When you hear “supply increased,” ask yourself: did the price of the product go up (movement along the curve), or did some outside factor change the production landscape (shift of the curve)? The answer determines whether you’re looking at the same supply schedule or an entirely new one.

What Shifts the Entire Supply Schedule

Since a supply schedule is built while holding “all other things equal,” any change to those background conditions rewrites the schedule from scratch. The main factors that shift supply include:

  • Input costs: When wages, raw materials, energy, or rent get more expensive, each unit costs more to produce, and supply decreases (shifts left). Cheaper inputs have the opposite effect.
  • Technology: Better production methods let firms produce the same output with fewer resources. This lowers costs and increases supply at every price level.
  • Taxes and subsidies: A new tax on production raises effective costs and reduces supply. A subsidy lowers them and increases supply.
  • Number of sellers: More firms entering a market increases total supply. Firms exiting reduces it.
  • Prices of related goods: If a farmer can grow either wheat or corn, a spike in corn prices might pull land away from wheat production, decreasing the supply of wheat even though wheat’s own price hasn’t changed.
  • Producer expectations: If sellers expect prices to rise significantly in the future, some may hold back current inventory to sell later at a higher price, reducing today’s supply.

Each of these factors works independently of the good’s own price. That’s the key test: if you can explain the supply change without mentioning the product’s price, you’re looking at a shift, not a movement.

When the Law of Supply Breaks Down

The law of supply is reliable enough to anchor most economic analysis, but a few situations don’t follow the expected pattern:

  • Perishable goods: A seller sitting on a truckload of ripe strawberries may slash prices and sell everything rather than watch the inventory spoil. The threat of total loss overrides the incentive to wait for a better price.
  • Agricultural products: A wheat farmer can’t instantly expand supply when prices spike mid-season. Land is finite, growing cycles are fixed, and the harvest is whatever the harvest is. Supply stays essentially locked until the next planting cycle.
  • Rare and fixed-supply goods: Original artwork, vintage collectibles, and beachfront land can’t be manufactured in greater quantities at any price. Their supply is perfectly inelastic — the curve is a vertical line.
  • Backward-bending labor supply: Workers initially supply more hours as wages rise, but past a certain income level, many start choosing leisure over extra shifts. The “supply” of labor actually falls as the “price” (wages) keeps climbing.
  • Liquidation sales: A business closing its doors will dump inventory at fire-sale prices, increasing the quantity offered even as the price drops — the exact opposite of what the law of supply predicts.

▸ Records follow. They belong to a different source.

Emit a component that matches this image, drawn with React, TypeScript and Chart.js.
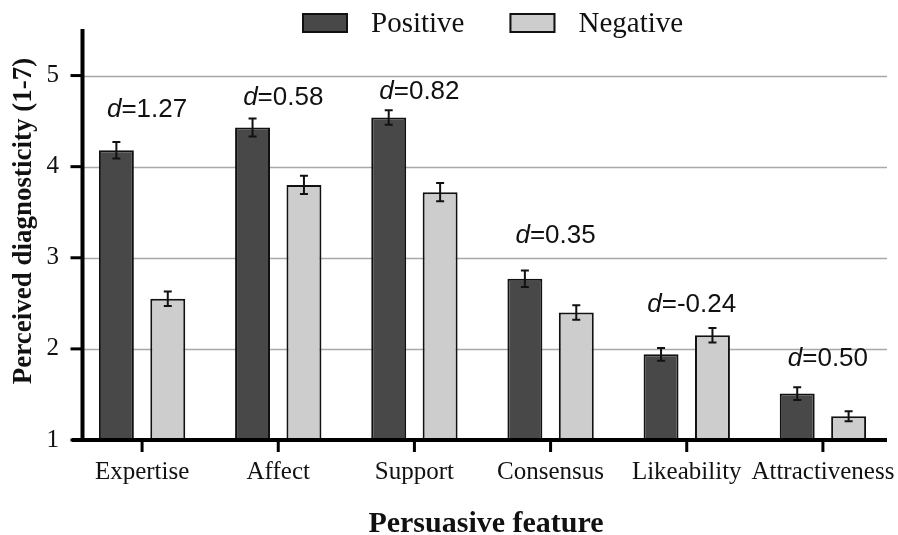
import React, { useEffect, useRef } from 'react';
import { Chart, registerables } from 'chart.js';

Chart.register(...registerables);

const categories = ['Expertise', 'Affect', 'Support', 'Consensus', 'Likeability', 'Attractiveness'];
const seriesNames = ['Positive', 'Negative'];
const positiveMeans = [4.18, 4.43, 4.54, 2.77, 1.94, 1.51];
const negativeMeans = [2.55, 3.8, 3.72, 2.4, 2.15, 1.26];
const positiveErrors = [0.09, 0.1, 0.08, 0.09, 0.07, 0.07];
const negativeErrors = [0.08, 0.1, 0.1, 0.08, 0.08, 0.055];
const effectSizes = ['1.27', '0.58', '0.82', '0.35', '-0.24', '0.50'];
const effectLabelLevels = [4.54, 4.68, 4.74, 3.16, 2.4, 1.81];
const yMin = 1;
const yMax = 5.5;
const yStep = 1;
const yTitle = 'Perceived diagnosticity (1-7)';
const xTitle = 'Persuasive feature';

const SERIF = '"Liberation Serif", "Times New Roman", serif';
const SANS = '"Liberation Sans", Arial, sans-serif';
const INK = '#111111';
const DARK = '#484848';
const LIGHT = '#cdcdcd';

const errorsBySeries = [positiveErrors, negativeErrors];
const meansBySeries = [positiveMeans, negativeMeans];
const fills = [DARK, LIGHT];

const decorPlugin = {
  id: 'decor',
  beforeDatasetsDraw(chart: any) {
    const { ctx, chartArea, scales } = chart;
    const ys = scales.y;
    const axisX = chartArea.left + 8.5;
    ctx.save();
    ctx.strokeStyle = '#a8a8a8';
    ctx.lineWidth = 1.5;
    ys.ticks.forEach((t: any) => {
      if (t.value <= yMin) return;
      const y = Math.round(ys.getPixelForValue(t.value)) + 0.5;
      ctx.beginPath();
      ctx.moveTo(axisX, y);
      ctx.lineTo(chartArea.right - 4, y);
      ctx.stroke();
    });
    ctx.restore();
  },
  afterDatasetsDraw(chart: any) {
    const { ctx, chartArea, scales } = chart;
    const xs = scales.x;
    const ys = scales.y;
    ctx.save();

    // error bars
    ctx.strokeStyle = INK;
    ctx.lineWidth = 2;
    [0, 1].forEach((di) => {
      const meta = chart.getDatasetMeta(di);
      meta.data.forEach((el: any, i: number) => {
        const m = meansBySeries[di][i];
        const e = errorsBySeries[di][i];
        const x = el.x;
        const y1 = ys.getPixelForValue(m + e);
        const y2 = ys.getPixelForValue(m - e);
        ctx.beginPath();
        ctx.moveTo(x, y1);
        ctx.lineTo(x, y2);
        ctx.moveTo(x - 4, y1);
        ctx.lineTo(x + 4, y1);
        ctx.moveTo(x - 4, y2);
        ctx.lineTo(x + 4, y2);
        ctx.stroke();
      });
    });

    // axes
    const axisX = chartArea.left + 8.5;
    const baseY = ys.getPixelForValue(yMin);
    ctx.strokeStyle = '#000';
    ctx.lineWidth = 4;
    ctx.beginPath();
    ctx.moveTo(axisX, chartArea.top - 1);
    ctx.lineTo(axisX, baseY);
    ctx.stroke();
    ctx.beginPath();
    ctx.moveTo(chartArea.left - 2, baseY);
    ctx.lineTo(chartArea.right - 4, baseY);
    ctx.stroke();
    ctx.lineWidth = 3;
    ys.ticks.forEach((t: any) => {
      const y = ys.getPixelForValue(t.value);
      ctx.beginPath();
      ctx.moveTo(axisX - 12, y);
      ctx.lineTo(axisX, y);
      ctx.stroke();
    });
    categories.forEach((_, i) => {
      const x = xs.getPixelForValue(i);
      ctx.beginPath();
      ctx.moveTo(x, baseY);
      ctx.lineTo(x, baseY + 12);
      ctx.stroke();
    });

    // effect size annotations
    ctx.fillStyle = INK;
    ctx.textBaseline = 'alphabetic';
    ctx.textAlign = 'left';
    effectSizes.forEach((d, i) => {
      const x = xs.getPixelForValue(i) + 5;
      const y = ys.getPixelForValue(effectLabelLevels[i]);
      ctx.font = `italic 26px ${SANS}`;
      const wd = ctx.measureText('d').width;
      ctx.font = `26px ${SANS}`;
      const rest = '=' + d;
      const wr = ctx.measureText(rest).width;
      const start = x - (wd + wr) / 2;
      ctx.font = `italic 26px ${SANS}`;
      ctx.fillText('d', start, y);
      ctx.font = `26px ${SANS}`;
      ctx.fillText(rest, start + wd, y);
    });

    // legend
    ctx.font = `29px ${SERIF}`;
    ctx.textBaseline = 'middle';
    let lx = 302;
    const ly = 13;
    seriesNames.forEach((name, i) => {
      ctx.fillStyle = fills[i];
      ctx.fillRect(lx, ly, 46, 20);
      ctx.strokeStyle = INK;
      ctx.lineWidth = 2;
      ctx.strokeRect(lx + 1, ly + 1, 44, 18);
      ctx.fillStyle = INK;
      ctx.fillText(name, lx + 69, ly + 11);
      lx += 69 + ctx.measureText(name).width + 45;
    });

    // axis titles
    ctx.font = `bold 27px ${SERIF}`;
    ctx.textAlign = 'center';
    ctx.textBaseline = 'middle';
    ctx.save();
    ctx.translate(24, 221);
    ctx.rotate(-Math.PI / 2);
    ctx.fillText(yTitle, 0, 0);
    ctx.restore();
    ctx.font = `bold 30px ${SERIF}`;
    ctx.textBaseline = 'alphabetic';
    ctx.fillText(xTitle, 486, 532);

    ctx.restore();
  },
};

export default function App() {
  const ref = useRef<HTMLCanvasElement | null>(null);
  useEffect(() => {
    if (!ref.current) return;
    const chart = new Chart(ref.current, {
      type: 'bar',
      data: {
        labels: categories,
        datasets: [
          {
            label: seriesNames[0],
            data: positiveMeans,
            backgroundColor: DARK,
            borderColor: INK,
            borderWidth: 2,
            borderSkipped: false,
            categoryPercentage: 0.755,
            barPercentage: 0.68,
          },
          {
            label: seriesNames[1],
            data: negativeMeans,
            backgroundColor: LIGHT,
            borderColor: INK,
            borderWidth: 2,
            borderSkipped: false,
            categoryPercentage: 0.755,
            barPercentage: 0.68,
          },
        ],
      },
      options: {
        responsive: false,
        animation: false,
        devicePixelRatio: 1,
        layout: { padding: { left: 0, right: 7, top: 30, bottom: 0 } },
        plugins: { legend: { display: false }, tooltip: { enabled: false } },
        scales: {
          x: {
            grid: { display: false },
            border: { display: false },
            ticks: {
              font: { family: SERIF, size: 25 },
              color: INK,
              padding: 9,
              maxRotation: 0,
              minRotation: 0,
              autoSkip: false,
            },
            afterFit: (s: any) => {
              s.height = 95;
              s.paddingLeft = 0;
              s.paddingRight = 0;
            },
          },
          y: {
            min: yMin,
            max: yMax,
            grid: { display: false },
            border: { display: false },
            ticks: {
              stepSize: yStep,
              includeBounds: false,
              font: { family: SERIF, size: 25 },
              color: INK,
              padding: 7,
            },
            afterFit: (s: any) => {
              s.width = 74;
              s.paddingTop = 0;
              s.paddingBottom = 0;
            },
          },
        },
      },
      plugins: [decorPlugin],
    } as any);
    return () => chart.destroy();
  }, []);
  return (
    <div style={{ position: 'absolute', left: 0, top: 0, width: 898, height: 535, background: '#fff' }}>
      <canvas ref={ref} width={898} height={535} style={{ display: 'block' }} />
    </div>
  );
}
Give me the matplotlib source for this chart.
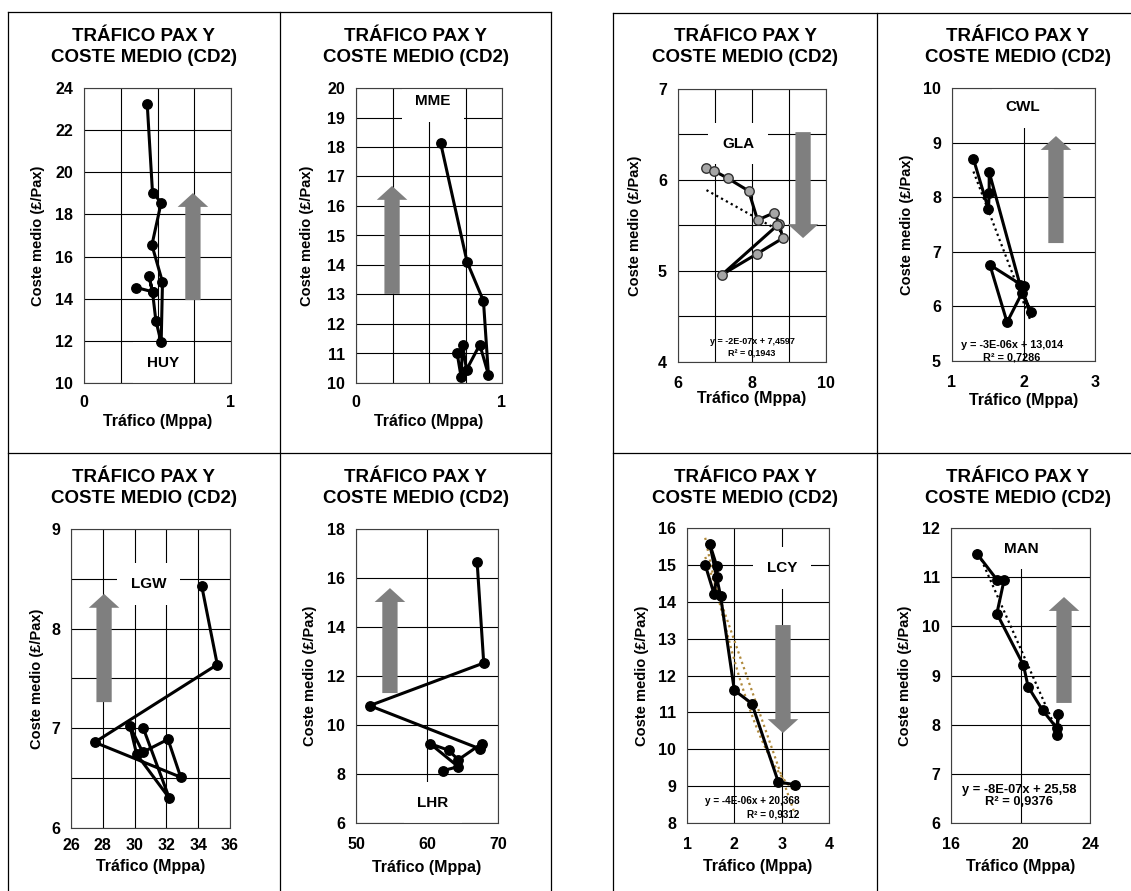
import matplotlib
matplotlib.use("Agg")
import matplotlib.pyplot as plt
import numpy as np
from matplotlib.lines import Line2D

plt.rcParams['font.family'] = ['Liberation Sans', 'DejaVu Sans']
plt.rcParams['font.weight'] = 'bold'

W, H = 1131, 891
TITLE = "TRÁFICO PAX Y\nCOSTE MEDIO (CD2)"
XLABEL = "Tráfico (Mppa)"
YLABEL = "Coste medio (£/Pax)"

# traffic (Mppa) and average cost (GBP/pax), in the order the lines are drawn
huy_x = [0.357, 0.466, 0.441, 0.466, 0.489, 0.525, 0.534, 0.462, 0.525, 0.466, 0.430]
huy_y = [14.53, 14.33, 15.10, 14.33, 12.95, 11.93, 14.79, 16.55, 18.56, 19.04, 23.25]

mme_x = [0.580, 0.761, 0.873, 0.907, 0.848, 0.757, 0.730, 0.720, 0.693]
mme_y = [18.13, 14.10, 12.78, 10.28, 11.30, 10.45, 11.30, 10.20, 11.00]

gla_x = [6.77, 6.98, 7.34, 7.91, 8.15, 8.60, 8.74, 8.83, 8.14, 7.19, 8.68]
gla_y = [6.13, 6.10, 6.02, 5.88, 5.56, 5.64, 5.52, 5.36, 5.19, 4.96, 5.50]

cwl_x = [1.30, 1.51, 1.52, 1.52, 1.95, 2.10, 1.98, 1.77, 1.53, 2.00]
cwl_y = [8.70, 7.78, 8.08, 8.46, 6.40, 5.89, 6.25, 5.71, 6.76, 6.37]

lgw_x = [34.22, 35.20, 27.49, 32.90, 32.10, 30.51, 29.71, 30.13, 32.18, 30.55]
lgw_y = [8.43, 7.64, 6.86, 6.51, 6.89, 6.76, 7.02, 6.74, 6.30, 7.00]

lhr_x = [67.06, 67.99, 51.92, 67.52, 67.70, 64.40, 63.04, 60.42, 64.40, 62.30]
lhr_y = [16.65, 12.53, 10.79, 9.02, 9.24, 8.58, 8.97, 9.24, 8.30, 8.14]

lcy_x = [1.385, 1.57, 1.63, 1.63, 1.48, 1.71, 2.00, 2.37, 2.93, 3.28]
lcy_y = [15.00, 14.22, 14.67, 14.96, 15.57, 14.15, 11.60, 11.24, 9.11, 9.04]

man_x = [17.49, 18.64, 19.06, 18.64, 20.17, 20.44, 21.28, 22.09, 22.18, 22.09]
man_y = [11.48, 10.95, 10.95, 10.26, 9.21, 8.77, 8.29, 7.93, 8.22, 7.78]

panels = [
    dict(code='HUY', x=huy_x, y=huy_y, box=(84, 88, 231, 383), title=(144, 47),
         xlim=(0, 1), xticks=[0, 1], xgrid=0.25, ylim=(10, 24), yticks=np.arange(10, 25, 2), ygrid=2,
         lab=(0.537, 0.068), arrow=(0.741, 0.281, 0.644), ylx=-0.31, xly=-0.129, xpad=9),
    dict(code='MME', x=mme_x, y=mme_y, box=(356, 88, 502, 383), title=(416, 47),
         xlim=(0, 1), xticks=[0, 1], xgrid=0.25, ylim=(10, 20), yticks=np.arange(10, 21, 1), ygrid=1,
         lab=(0.527, 0.955), arrow=(0.247, 0.302, 0.668), ylx=-0.336, xly=-0.129, xpad=9),
    dict(code='GLA', x=gla_x, y=gla_y, box=(678, 89, 826, 362), title=(745, 47),
         xlim=(6, 10), xticks=[6, 8, 10], xgrid=1, ylim=(4, 7), yticks=[4, 5, 6, 7], ygrid=0.5,
         lab=(0.405, 0.80), arrow=(0.845, 0.842, 0.454), ylx=-0.29, xly=-0.132, xpad=10,
         fill='#a6a6a6', trend='k',
         eq=("y = -2E-07x + 7,4597", "R² = 0,1943", 0.5, 0.075, 0.028, 6.5, 'center')),
    dict(code='CWL', x=cwl_x, y=cwl_y, box=(952, 88, 1095, 361), title=(1018, 47),
         xlim=(1, 3), xticks=[1, 2, 3], xgrid=1, ylim=(5, 10), yticks=np.arange(5, 11, 1), ygrid=1,
         lab=(0.497, 0.93), arrow=(0.727, 0.432, 0.824), ylx=-0.315, xly=-0.143, xpad=10,
         trend='k',
         eq=("y = -3E-06x + 13,014", "R² = 0,7286", 0.42, 0.058, 0.012, 7.8, 'center')),
    dict(code='LGW', x=lgw_x, y=lgw_y, box=(71, 529, 230, 828), title=(144, 488),
         xlim=(26, 36), xticks=np.arange(26, 37, 2), xgrid=2, ylim=(6, 9), yticks=[6, 7, 8, 9], ygrid=0.5,
         lab=(0.49, 0.816), arrow=(0.208, 0.421, 0.783), ylx=-0.214, xly=-0.13, xpad=7),
    dict(code='LHR', x=lhr_x, y=lhr_y, box=(356, 529, 498, 823), title=(416, 488),
         xlim=(50, 70), xticks=[50, 60, 70], xgrid=10, ylim=(6, 18), yticks=np.arange(6, 19, 2), ygrid=2,
         lab=(0.542, 0.068), arrow=(0.239, 0.442, 0.799), ylx=-0.324, xly=-0.15, xpad=10),
    dict(code='LCY', x=lcy_x, y=lcy_y, box=(687, 528, 829, 823), title=(745, 488),
         xlim=(1, 4), xticks=[1, 2, 3, 4], xgrid=1, ylim=(8, 16), yticks=np.arange(8, 17, 1), ygrid=1,
         lab=(0.669, 0.864), arrow=(0.676, 0.671, 0.305), ylx=-0.317, xly=-0.149, xpad=10,
         trend='#b08a3c', trend2=True,
         eq=("y = -4E-06x + 20,368", "R² = 0,9312", 0.79, 0.075, 0.03, 7.2, 'right')),
    dict(code='MAN', x=man_x, y=man_y, box=(951, 528, 1090, 823), title=(1018, 488),
         xlim=(16, 24), xticks=[16, 20, 24], xgrid=4, ylim=(6, 12), yticks=np.arange(6, 13, 1), ygrid=1,
         lab=(0.504, 0.93), arrow=(0.813, 0.407, 0.766), ylx=-0.331, xly=-0.149, xpad=10,
         trend='k',
         eq=("y = -8E-07x + 25,58", "R² = 0,9376", 0.49, 0.112, 0.07, 9.3, 'center')),
]

fig = plt.figure(figsize=(W / 100, H / 100), dpi=100)


def fig_box(x0, y0, x1, y1):
    return [x0 / W, 1 - y1 / H, (x1 - x0) / W, (y1 - y0) / H]


for p in panels:
    ax = fig.add_axes(fig_box(*p['box']))
    ax.set_xlim(*p['xlim'])
    ax.set_ylim(*p['ylim'])
    ax.set_xticks(p['xticks'])
    ax.set_yticks(p['yticks'])
    ax.set_xticks(np.arange(p['xlim'][0], p['xlim'][1] + 1e-9, p['xgrid']), minor=True)
    ax.set_yticks(np.arange(p['ylim'][0], p['ylim'][1] + 1e-9, p['ygrid']), minor=True)
    ax.grid(True, which='both', color='black', linewidth=0.8)
    ax.tick_params(which='both', length=0, labelsize=11.5)
    ax.tick_params(axis='x', pad=p['xpad'])
    ax.tick_params(axis='y', pad=8)
    for lb in ax.get_xticklabels() + ax.get_yticklabels():
        lb.set_fontweight('bold')
    for s in ax.spines.values():
        s.set_linewidth(0.8)
        s.set_color('#404040')
    ax.set_axisbelow(True)

    ax.text(p['ylx'], 0.5, YLABEL, transform=ax.transAxes, rotation=90,
            ha='center', va='center', fontsize=10.5, fontweight='bold')
    ax.text(0.5, p['xly'], XLABEL, transform=ax.transAxes,
            ha='center', va='center', fontsize=11.5, fontweight='bold')

    # improvement / worsening arrow
    xa, y0, y1 = p['arrow']
    ax.annotate('', xy=(xa, y1), xytext=(xa, y0), xycoords='axes fraction',
                arrowprops=dict(arrowstyle='simple,head_length=10,head_width=22,tail_width=11',
                                mutation_scale=1, fc='#7f7f7f', ec='none',
                                shrinkA=0, shrinkB=0), zorder=3)

    ax.text(p['lab'][0], p['lab'][1], p['code'], transform=ax.transAxes, ha='center', va='center',
            fontsize=11, fontweight='bold', zorder=2,
            bbox=dict(boxstyle='square,pad=0.9', fc='white', ec='none'))

    if 'trend' in p:
        xs = np.array(p['x'])
        k, b = np.polyfit(xs, p['y'], 1)
        xr = np.array([xs.min(), xs.max()])
        ax.plot(xr, k * xr + b, linestyle=(0, (1, 1.5)), color=p['trend'], linewidth=1.6, zorder=4)
        if p.get('trend2'):
            c2 = np.polyfit(xs, p['y'], 2)
            xf = np.linspace(xs.min(), xs.max(), 50)
            ax.plot(xf, np.polyval(c2, xf), linestyle=(0, (1, 1.5)), color=p['trend'],
                    linewidth=1.6, zorder=4)

    ax.plot(p['x'], p['y'], color='black', linewidth=2.2, zorder=5,
            marker='o', markersize=6.8, markerfacecolor=p.get('fill', 'black'),
            markeredgecolor='#303030' if 'fill' in p else 'black', markeredgewidth=1)

    if 'eq' in p:
        l1, l2, ex, ey1, ey2, fs, ha = p['eq']
        ax.text(ex, ey1, l1, transform=ax.transAxes, ha=ha, va='center', fontsize=fs,
                fontweight='bold', zorder=6)
        ax.text(ex, ey2, l2, transform=ax.transAxes, ha=ha, va='center', fontsize=fs,
                fontweight='bold', zorder=6)

    fig.text(p['title'][0] / W, 1 - p['title'][1] / H, TITLE, ha='center', va='center',
             fontsize=13.5, fontweight='bold', linespacing=1.35)


# panel frame lines
def hline(y, x0, x1):
    fig.add_artist(Line2D([x0 / W, x1 / W], [1 - y / H, 1 - y / H], color='black', linewidth=0.9))


def vline(x, y0, y1):
    fig.add_artist(Line2D([x / W, x / W], [1 - y0 / H, 1 - y1 / H], color='black', linewidth=0.9))


hline(12, 8, 551)
hline(453, 8, 551)
for xv in (8, 280, 551):
    vline(xv, 12, 891)
hline(13, 613, 1131)
hline(453, 613, 1131)
for xv in (613, 877):
    vline(xv, 13, 891)

fig.savefig('out.png', dpi=100, facecolor='white')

These exceptions don’t invalidate the law of supply, but they’re worth knowing because they show up constantly in real markets. Anyone relying on a supply schedule to forecast behavior should check whether one of these special circumstances applies before assuming the standard upward-sloping relationship holds.

Where Supply Meets Demand

A supply schedule on its own tells you what sellers want to do. A demand schedule tells you what buyers want to do. Stack them side by side and you can find the equilibrium price — the one price where the quantity buyers want to purchase exactly matches the quantity sellers want to provide.

At any price above equilibrium, sellers offer more than buyers want, creating a surplus that pushes prices back down. At any price below equilibrium, buyers want more than sellers offer, creating a shortage that pushes prices up. The market naturally gravitates toward the price where the two schedules agree, and that intersection is where actual transactions tend to cluster. Understanding supply schedules in isolation is useful, but their real power shows up when you read them alongside demand data to predict where prices are actually headed.